**** RECORDED DATA ****

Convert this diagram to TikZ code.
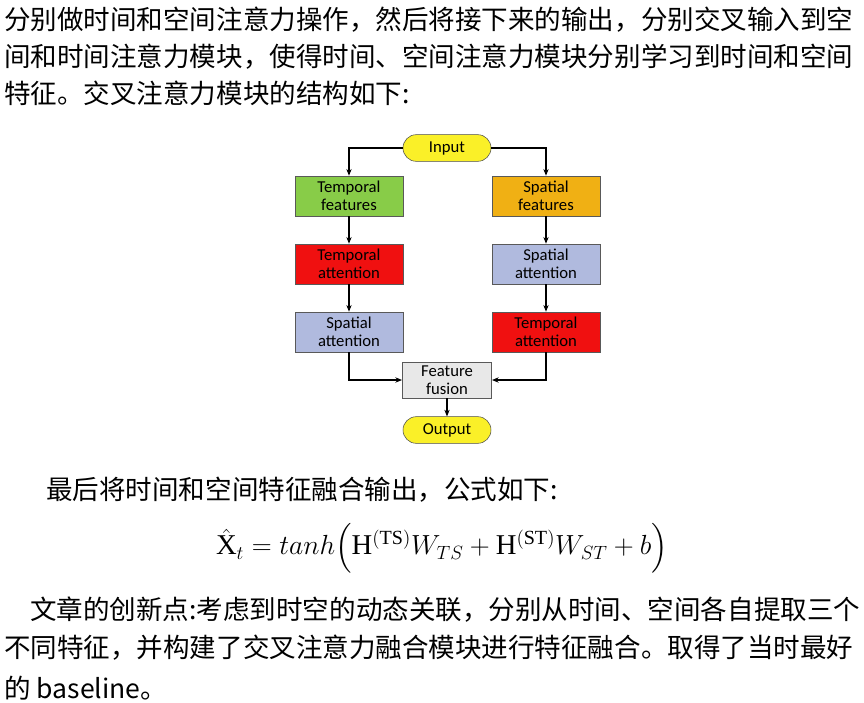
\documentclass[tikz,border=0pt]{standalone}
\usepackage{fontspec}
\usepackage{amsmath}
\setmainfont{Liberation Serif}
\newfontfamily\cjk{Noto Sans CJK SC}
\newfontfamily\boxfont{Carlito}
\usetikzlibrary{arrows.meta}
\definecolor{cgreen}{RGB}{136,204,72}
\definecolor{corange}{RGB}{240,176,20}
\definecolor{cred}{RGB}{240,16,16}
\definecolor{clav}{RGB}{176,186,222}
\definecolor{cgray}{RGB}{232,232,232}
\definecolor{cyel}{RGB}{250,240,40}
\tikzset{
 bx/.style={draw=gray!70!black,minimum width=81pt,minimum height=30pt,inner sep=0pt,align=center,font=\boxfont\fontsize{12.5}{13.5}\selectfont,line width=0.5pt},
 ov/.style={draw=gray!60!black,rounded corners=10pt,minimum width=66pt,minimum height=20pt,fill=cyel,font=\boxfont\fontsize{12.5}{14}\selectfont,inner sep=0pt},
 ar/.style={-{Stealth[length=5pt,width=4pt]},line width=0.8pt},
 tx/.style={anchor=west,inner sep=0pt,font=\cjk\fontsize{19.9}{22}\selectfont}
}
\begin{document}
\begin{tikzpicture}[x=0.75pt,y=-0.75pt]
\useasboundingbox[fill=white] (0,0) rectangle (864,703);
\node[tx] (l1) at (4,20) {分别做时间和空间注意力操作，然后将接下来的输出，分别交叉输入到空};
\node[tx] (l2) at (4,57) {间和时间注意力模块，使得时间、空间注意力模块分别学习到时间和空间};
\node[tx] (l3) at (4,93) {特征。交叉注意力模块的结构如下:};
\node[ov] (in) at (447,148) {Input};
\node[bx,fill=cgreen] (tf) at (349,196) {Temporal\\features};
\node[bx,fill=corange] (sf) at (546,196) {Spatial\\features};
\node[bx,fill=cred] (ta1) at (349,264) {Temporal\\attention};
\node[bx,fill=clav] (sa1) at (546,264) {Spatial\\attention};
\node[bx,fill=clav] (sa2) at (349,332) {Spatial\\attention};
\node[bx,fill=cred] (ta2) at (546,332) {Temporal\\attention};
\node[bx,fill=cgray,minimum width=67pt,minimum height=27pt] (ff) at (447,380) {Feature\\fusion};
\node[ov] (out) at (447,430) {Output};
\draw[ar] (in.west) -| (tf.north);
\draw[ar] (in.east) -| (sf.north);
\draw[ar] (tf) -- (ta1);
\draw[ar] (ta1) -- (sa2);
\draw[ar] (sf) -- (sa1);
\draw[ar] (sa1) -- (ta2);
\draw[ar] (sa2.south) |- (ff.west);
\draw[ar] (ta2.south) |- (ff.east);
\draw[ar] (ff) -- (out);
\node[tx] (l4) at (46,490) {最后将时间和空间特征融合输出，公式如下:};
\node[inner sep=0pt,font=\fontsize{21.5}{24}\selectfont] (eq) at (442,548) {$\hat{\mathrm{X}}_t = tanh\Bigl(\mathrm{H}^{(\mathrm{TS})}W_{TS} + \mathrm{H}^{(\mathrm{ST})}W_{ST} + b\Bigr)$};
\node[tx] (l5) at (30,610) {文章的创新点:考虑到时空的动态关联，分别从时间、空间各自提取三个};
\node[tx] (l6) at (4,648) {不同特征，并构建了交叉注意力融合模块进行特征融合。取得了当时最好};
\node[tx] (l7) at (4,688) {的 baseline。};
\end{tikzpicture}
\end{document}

****

● WHAT THE TASK REQUIRES
Leaving out the pictures, repeat the data above exactly.

● OUTPUT OF THE TASK
Convert this diagram to TikZ code.
\documentclass[tikz,border=0pt]{standalone}
\usepackage{fontspec}
\usepackage{amsmath}
\setmainfont{Liberation Serif}
\newfontfamily\cjk{Noto Sans CJK SC}
\newfontfamily\boxfont{Carlito}
\usetikzlibrary{arrows.meta}
\definecolor{cgreen}{RGB}{136,204,72}
\definecolor{corange}{RGB}{240,176,20}
\definecolor{cred}{RGB}{240,16,16}
\definecolor{clav}{RGB}{176,186,222}
\definecolor{cgray}{RGB}{232,232,232}
\definecolor{cyel}{RGB}{250,240,40}
\tikzset{
 bx/.style={draw=gray!70!black,minimum width=81pt,minimum height=30pt,inner sep=0pt,align=center,font=\boxfont\fontsize{12.5}{13.5}\selectfont,line width=0.5pt},
 ov/.style={draw=gray!60!black,rounded corners=10pt,minimum width=66pt,minimum height=20pt,fill=cyel,font=\boxfont\fontsize{12.5}{14}\selectfont,inner sep=0pt},
 ar/.style={-{Stealth[length=5pt,width=4pt]},line width=0.8pt},
 tx/.style={anchor=west,inner sep=0pt,font=\cjk\fontsize{19.9}{22}\selectfont}
}
\begin{document}
\begin{tikzpicture}[x=0.75pt,y=-0.75pt]
\useasboundingbox[fill=white] (0,0) rectangle (864,703);
\node[tx] (l1) at (4,20) {分别做时间和空间注意力操作，然后将接下来的输出，分别交叉输入到空};
\node[tx] (l2) at (4,57) {间和时间注意力模块，使得时间、空间注意力模块分别学习到时间和空间};
\node[tx] (l3) at (4,93) {特征。交叉注意力模块的结构如下:};
\node[ov] (in) at (447,148) {Input};
\node[bx,fill=cgreen] (tf) at (349,196) {Temporal\\features};
\node[bx,fill=corange] (sf) at (546,196) {Spatial\\features};
\node[bx,fill=cred] (ta1) at (349,264) {Temporal\\attention};
\node[bx,fill=clav] (sa1) at (546,264) {Spatial\\attention};
\node[bx,fill=clav] (sa2) at (349,332) {Spatial\\attention};
\node[bx,fill=cred] (ta2) at (546,332) {Temporal\\attention};
\node[bx,fill=cgray,minimum width=67pt,minimum height=27pt] (ff) at (447,380) {Feature\\fusion};
\node[ov] (out) at (447,430) {Output};
\draw[ar] (in.west) -| (tf.north);
\draw[ar] (in.east) -| (sf.north);
\draw[ar] (tf) -- (ta1);
\draw[ar] (ta1) -- (sa2);
\draw[ar] (sf) -- (sa1);
\draw[ar] (sa1) -- (ta2);
\draw[ar] (sa2.south) |- (ff.west);
\draw[ar] (ta2.south) |- (ff.east);
\draw[ar] (ff) -- (out);
\node[tx] (l4) at (46,490) {最后将时间和空间特征融合输出，公式如下:};
\node[inner sep=0pt,font=\fontsize{21.5}{24}\selectfont] (eq) at (442,548) {$\hat{\mathrm{X}}_t = tanh\Bigl(\mathrm{H}^{(\mathrm{TS})}W_{TS} + \mathrm{H}^{(\mathrm{ST})}W_{ST} + b\Bigr)$};
\node[tx] (l5) at (30,610) {文章的创新点:考虑到时空的动态关联，分别从时间、空间各自提取三个};
\node[tx] (l6) at (4,648) {不同特征，并构建了交叉注意力融合模块进行特征融合。取得了当时最好};
\node[tx] (l7) at (4,688) {的 baseline。};
\end{tikzpicture}
\end{document}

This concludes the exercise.